La recherche du caractère spirituel et lumineux dans les êtres authentiques que sont les animaux, était à mon sens un moyen de rester en contact avec sa mère.  

1 Dessin, dessin, dessin!

Avant tout il y a le dessin.  C’est le solfège de l’art de la peinture. Dans l’atelier paternel, la petite Marie-Rosalie va pratiquer le dessin dés l’âge tendre et très vite , elle va s’ intéresser aux animaux.  C’est sa mère qui lui soufflera indirectement l’idée, par un apprentissage judicieux des lettres , associés à des dessins d’animaux.
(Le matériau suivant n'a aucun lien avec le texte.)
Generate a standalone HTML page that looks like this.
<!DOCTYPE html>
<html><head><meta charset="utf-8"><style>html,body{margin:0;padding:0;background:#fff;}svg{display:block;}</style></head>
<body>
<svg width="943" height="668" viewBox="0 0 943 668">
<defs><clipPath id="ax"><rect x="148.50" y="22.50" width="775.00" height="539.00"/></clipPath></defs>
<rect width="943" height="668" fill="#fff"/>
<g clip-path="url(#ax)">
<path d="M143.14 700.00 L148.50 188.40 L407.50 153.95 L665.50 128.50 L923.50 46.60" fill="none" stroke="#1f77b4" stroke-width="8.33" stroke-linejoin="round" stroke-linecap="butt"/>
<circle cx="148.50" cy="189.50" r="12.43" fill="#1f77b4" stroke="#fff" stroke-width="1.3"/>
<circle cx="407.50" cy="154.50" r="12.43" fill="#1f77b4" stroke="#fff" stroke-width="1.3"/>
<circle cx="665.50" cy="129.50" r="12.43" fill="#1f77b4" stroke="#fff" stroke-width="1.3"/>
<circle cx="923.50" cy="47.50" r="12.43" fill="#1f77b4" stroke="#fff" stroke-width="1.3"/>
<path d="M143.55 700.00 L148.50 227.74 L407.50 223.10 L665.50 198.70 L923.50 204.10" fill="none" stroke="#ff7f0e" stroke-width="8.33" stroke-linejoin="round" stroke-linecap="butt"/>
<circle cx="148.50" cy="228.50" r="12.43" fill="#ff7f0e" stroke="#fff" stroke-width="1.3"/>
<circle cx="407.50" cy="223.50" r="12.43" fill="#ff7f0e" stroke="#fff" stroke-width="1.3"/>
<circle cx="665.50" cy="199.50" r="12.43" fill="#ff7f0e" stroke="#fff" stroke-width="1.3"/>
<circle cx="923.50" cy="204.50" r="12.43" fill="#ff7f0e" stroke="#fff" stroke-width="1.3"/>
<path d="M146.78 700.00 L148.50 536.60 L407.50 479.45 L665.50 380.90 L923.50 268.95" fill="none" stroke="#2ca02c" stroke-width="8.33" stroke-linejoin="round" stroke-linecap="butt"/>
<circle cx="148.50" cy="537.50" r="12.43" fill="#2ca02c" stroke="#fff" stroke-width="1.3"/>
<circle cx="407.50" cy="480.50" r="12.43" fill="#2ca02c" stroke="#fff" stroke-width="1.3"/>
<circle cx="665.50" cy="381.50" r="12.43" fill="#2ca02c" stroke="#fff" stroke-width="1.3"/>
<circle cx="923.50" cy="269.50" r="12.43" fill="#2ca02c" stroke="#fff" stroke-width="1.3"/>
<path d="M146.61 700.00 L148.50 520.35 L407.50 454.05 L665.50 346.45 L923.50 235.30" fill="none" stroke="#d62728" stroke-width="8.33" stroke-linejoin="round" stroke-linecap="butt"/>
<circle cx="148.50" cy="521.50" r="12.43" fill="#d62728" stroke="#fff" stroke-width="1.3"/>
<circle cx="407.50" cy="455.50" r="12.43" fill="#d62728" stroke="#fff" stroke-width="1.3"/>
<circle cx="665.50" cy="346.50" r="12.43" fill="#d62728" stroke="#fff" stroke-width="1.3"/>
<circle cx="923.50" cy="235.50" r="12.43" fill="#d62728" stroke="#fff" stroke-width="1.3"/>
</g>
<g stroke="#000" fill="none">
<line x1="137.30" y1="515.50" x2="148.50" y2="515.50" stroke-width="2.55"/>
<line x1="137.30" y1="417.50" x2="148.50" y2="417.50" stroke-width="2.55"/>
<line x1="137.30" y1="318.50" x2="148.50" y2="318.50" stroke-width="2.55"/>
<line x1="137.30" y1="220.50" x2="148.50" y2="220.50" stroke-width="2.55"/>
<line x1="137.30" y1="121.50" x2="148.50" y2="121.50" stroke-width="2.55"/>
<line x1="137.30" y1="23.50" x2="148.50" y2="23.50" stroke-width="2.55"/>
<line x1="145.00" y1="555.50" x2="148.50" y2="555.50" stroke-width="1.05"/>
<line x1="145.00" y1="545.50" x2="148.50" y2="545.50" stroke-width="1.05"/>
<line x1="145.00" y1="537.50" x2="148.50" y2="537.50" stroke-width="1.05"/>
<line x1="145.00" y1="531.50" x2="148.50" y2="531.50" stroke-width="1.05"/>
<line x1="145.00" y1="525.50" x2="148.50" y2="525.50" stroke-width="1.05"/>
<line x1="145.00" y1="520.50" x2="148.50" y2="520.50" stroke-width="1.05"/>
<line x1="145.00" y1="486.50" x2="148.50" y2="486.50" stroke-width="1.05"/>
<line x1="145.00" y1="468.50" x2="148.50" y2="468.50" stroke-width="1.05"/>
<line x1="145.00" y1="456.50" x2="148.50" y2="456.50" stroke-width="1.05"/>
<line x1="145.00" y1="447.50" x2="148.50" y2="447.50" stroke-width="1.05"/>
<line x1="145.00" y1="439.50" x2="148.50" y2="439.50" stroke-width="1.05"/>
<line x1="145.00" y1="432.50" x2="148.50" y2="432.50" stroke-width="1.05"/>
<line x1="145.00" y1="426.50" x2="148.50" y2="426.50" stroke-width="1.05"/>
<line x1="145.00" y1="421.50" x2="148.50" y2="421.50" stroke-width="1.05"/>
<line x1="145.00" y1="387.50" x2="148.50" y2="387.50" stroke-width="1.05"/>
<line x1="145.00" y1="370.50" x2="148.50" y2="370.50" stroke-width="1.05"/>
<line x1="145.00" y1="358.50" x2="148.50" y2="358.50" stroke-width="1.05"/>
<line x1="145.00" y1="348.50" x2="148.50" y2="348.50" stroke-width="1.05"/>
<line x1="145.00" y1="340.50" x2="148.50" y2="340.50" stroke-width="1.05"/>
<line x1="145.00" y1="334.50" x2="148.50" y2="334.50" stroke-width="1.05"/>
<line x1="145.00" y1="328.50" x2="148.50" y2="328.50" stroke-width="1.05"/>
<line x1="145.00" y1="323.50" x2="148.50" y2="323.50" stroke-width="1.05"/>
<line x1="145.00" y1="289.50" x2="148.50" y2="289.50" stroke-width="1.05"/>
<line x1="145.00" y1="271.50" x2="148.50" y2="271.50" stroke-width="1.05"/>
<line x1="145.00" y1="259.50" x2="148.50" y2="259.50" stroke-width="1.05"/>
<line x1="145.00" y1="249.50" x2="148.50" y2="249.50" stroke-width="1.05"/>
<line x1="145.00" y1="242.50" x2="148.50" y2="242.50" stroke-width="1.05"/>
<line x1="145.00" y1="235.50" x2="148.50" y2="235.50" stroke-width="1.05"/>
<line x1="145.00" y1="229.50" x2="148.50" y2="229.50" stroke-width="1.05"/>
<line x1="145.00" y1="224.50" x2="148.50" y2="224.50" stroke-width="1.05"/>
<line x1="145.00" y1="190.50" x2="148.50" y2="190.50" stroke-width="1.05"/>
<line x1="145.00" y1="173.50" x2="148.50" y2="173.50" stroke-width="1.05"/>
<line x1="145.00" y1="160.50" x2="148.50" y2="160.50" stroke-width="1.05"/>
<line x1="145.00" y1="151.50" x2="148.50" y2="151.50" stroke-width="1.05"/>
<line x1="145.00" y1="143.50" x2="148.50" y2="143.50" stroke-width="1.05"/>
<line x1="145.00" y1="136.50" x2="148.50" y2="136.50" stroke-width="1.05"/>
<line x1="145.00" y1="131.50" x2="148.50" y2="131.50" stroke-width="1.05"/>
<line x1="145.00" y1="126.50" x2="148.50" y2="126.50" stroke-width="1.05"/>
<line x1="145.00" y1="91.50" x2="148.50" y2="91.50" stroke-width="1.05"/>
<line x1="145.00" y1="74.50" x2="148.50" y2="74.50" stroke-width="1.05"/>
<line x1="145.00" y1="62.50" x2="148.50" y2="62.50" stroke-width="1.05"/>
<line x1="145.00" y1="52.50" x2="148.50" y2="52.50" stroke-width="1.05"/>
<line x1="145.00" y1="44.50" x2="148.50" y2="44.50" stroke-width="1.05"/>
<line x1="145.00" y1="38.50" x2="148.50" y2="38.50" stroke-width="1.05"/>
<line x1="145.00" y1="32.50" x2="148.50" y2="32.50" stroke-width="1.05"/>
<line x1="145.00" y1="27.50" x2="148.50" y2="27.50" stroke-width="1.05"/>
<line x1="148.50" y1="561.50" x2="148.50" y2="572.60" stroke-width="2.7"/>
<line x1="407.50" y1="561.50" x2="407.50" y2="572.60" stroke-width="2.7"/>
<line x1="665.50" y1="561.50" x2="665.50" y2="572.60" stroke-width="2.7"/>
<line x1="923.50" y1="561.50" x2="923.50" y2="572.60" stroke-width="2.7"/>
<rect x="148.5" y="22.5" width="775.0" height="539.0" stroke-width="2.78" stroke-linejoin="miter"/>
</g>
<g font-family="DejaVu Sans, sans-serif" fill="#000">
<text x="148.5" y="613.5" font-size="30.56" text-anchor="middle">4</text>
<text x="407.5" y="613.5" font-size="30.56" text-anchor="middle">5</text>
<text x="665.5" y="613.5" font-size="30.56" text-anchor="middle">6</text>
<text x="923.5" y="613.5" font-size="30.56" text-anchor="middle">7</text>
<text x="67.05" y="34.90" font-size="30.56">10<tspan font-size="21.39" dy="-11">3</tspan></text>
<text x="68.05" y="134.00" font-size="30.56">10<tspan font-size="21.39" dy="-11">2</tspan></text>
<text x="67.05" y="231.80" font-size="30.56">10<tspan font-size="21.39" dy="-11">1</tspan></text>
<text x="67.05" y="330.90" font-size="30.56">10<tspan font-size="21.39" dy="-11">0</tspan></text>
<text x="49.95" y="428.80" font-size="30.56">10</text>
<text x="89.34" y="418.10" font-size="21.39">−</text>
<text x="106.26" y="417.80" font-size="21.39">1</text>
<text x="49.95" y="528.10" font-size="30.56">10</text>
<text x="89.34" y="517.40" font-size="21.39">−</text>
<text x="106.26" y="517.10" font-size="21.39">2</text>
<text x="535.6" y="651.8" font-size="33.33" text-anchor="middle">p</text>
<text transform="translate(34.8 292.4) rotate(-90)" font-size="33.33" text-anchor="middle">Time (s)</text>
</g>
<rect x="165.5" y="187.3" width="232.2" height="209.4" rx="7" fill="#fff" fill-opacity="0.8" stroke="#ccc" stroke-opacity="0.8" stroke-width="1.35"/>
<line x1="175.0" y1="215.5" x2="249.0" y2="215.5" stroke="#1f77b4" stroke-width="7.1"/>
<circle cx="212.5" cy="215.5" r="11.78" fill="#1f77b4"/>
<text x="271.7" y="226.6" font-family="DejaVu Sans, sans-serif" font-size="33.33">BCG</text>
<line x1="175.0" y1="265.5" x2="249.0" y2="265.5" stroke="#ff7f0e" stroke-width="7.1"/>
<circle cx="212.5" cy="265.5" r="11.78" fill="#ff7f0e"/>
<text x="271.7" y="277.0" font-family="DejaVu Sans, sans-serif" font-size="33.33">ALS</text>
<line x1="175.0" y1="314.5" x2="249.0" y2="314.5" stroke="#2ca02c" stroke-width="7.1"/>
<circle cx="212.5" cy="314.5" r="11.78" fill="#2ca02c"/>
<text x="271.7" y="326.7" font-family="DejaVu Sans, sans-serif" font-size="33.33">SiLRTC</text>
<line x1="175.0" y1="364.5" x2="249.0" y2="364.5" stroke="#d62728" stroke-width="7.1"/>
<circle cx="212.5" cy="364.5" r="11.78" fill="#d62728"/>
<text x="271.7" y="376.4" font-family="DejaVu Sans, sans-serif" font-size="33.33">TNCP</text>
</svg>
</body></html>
Tous les enfants Bonheur dessinent, le papa, Raymond est peintre. Il prendra en charge sa formation artistique et restera son unique professeur.

Alors Rosa dessine les animaux d’après nature et les aime profondément, convaincue qu’ils ont une âme,  concept novateur à l’époque.

Elle pratique le dessin quotidiennement. Études de corps et de têtes de chevaux, serres, biches, chiens, renards, sangliers et même lions. Elle aura la possibilité de peindre et dessiner des bisons américains ou des chevaux Appaloosa grâce au colonel William F. Cody, alias Buffalo Bill, venu faire son Wild West Show à Paris (1889, Exposition universelle) . Il en résultera une amitié sincère et un portrait célèbre de l’aventurier- businessman.

2 Rendre palpable son sujet  

Rosa bonheur commence à sculpter les animaux, en plâtre notamment, apprenant ainsi à les voir de tous les cotés. L’idée est de comprendre pleinement la forme en en assimilant la dimension d’objet, avec une morphologie et un relief particuliers.

Il s’agit de sortir du carcan des deux dimensions, afin d’ajouter ce petit plus de volume lumineux qui a rendu ses animaux mondialement célèbres pour leur véracité sensible. En combinant le dessin morphologique, le volume sculpté et ses convictions profondes liées à la cause animale, Rosa Bonheur peindra de véritables portraits d’animaux, aux expressions incarnés et au caractère unique.

3 Le protocole artisanal

En visitant l’exposition du musée d’Orsay, j’ai eu la joie de découvrir des tableaux à différents degrés de finition, dont un «Marché aux chevaux» de grand format, resté à l’état d’ébauche au fusain sur toile, avec seulement des lignes de force et quelques volumes sommaires. Je me suis alors dit humblement que j’étais bien inspiré d’enseigner le même protocole à mes élèves en peinture et pas toujours bien inspiré de m’y soustraire souvent, à titre personnel. Leçon retenue, merci Madame!

Ce protocole est le suivant et pourrait se résumer en trois étapes:

1 La construction au fusain, avec effacement partiel. Traçage des contours à la peinture et médium maigre (térébenthine le plus souvent), afin d’obtenir des périmètres bien définies, de mises en couleur.

2 Colorisation et modelés sur l’ensemble de la peinture, en tachant d’être le plus global possible sur l’espace peint. Chacune de ces étapes peut faire l’objet d’une ou plusieurs couches de peinture, dans un système de «glacis».

3 Finition. C’est l’étape la plus mystérieuse et peut-être la  plus personnelle. C’est durant cette étape que les qualités de différentes présences se décident. Ce n’est pas seulement peindre le détail, c’est surtout quels détails peindre. Dans le cas de Rosa, nous sommes dans un classicisme subtil, les premiers plans sont nets, lumineux et contrastés, alors qu’un flou brumeux gagne les arrières plans, avec une progression subtile. Cela donne une perspective atmosphérique, entre acuité délicate du premier plan et une grande profondeur de champ pour les arrières plans.

Rosa Bonheur a enseigné ce protocole à «L’Ecole Impériale gratuite de dessin pour jeunes filles».

Elle était une des plus grandes peintres du XIXème siècle, à sa façon, avec tendresse, spiritualité, opiniâtreté et travail. Et le siècle ne manquait pas de concurrence, ce fut le plus grand siècle de la peinture.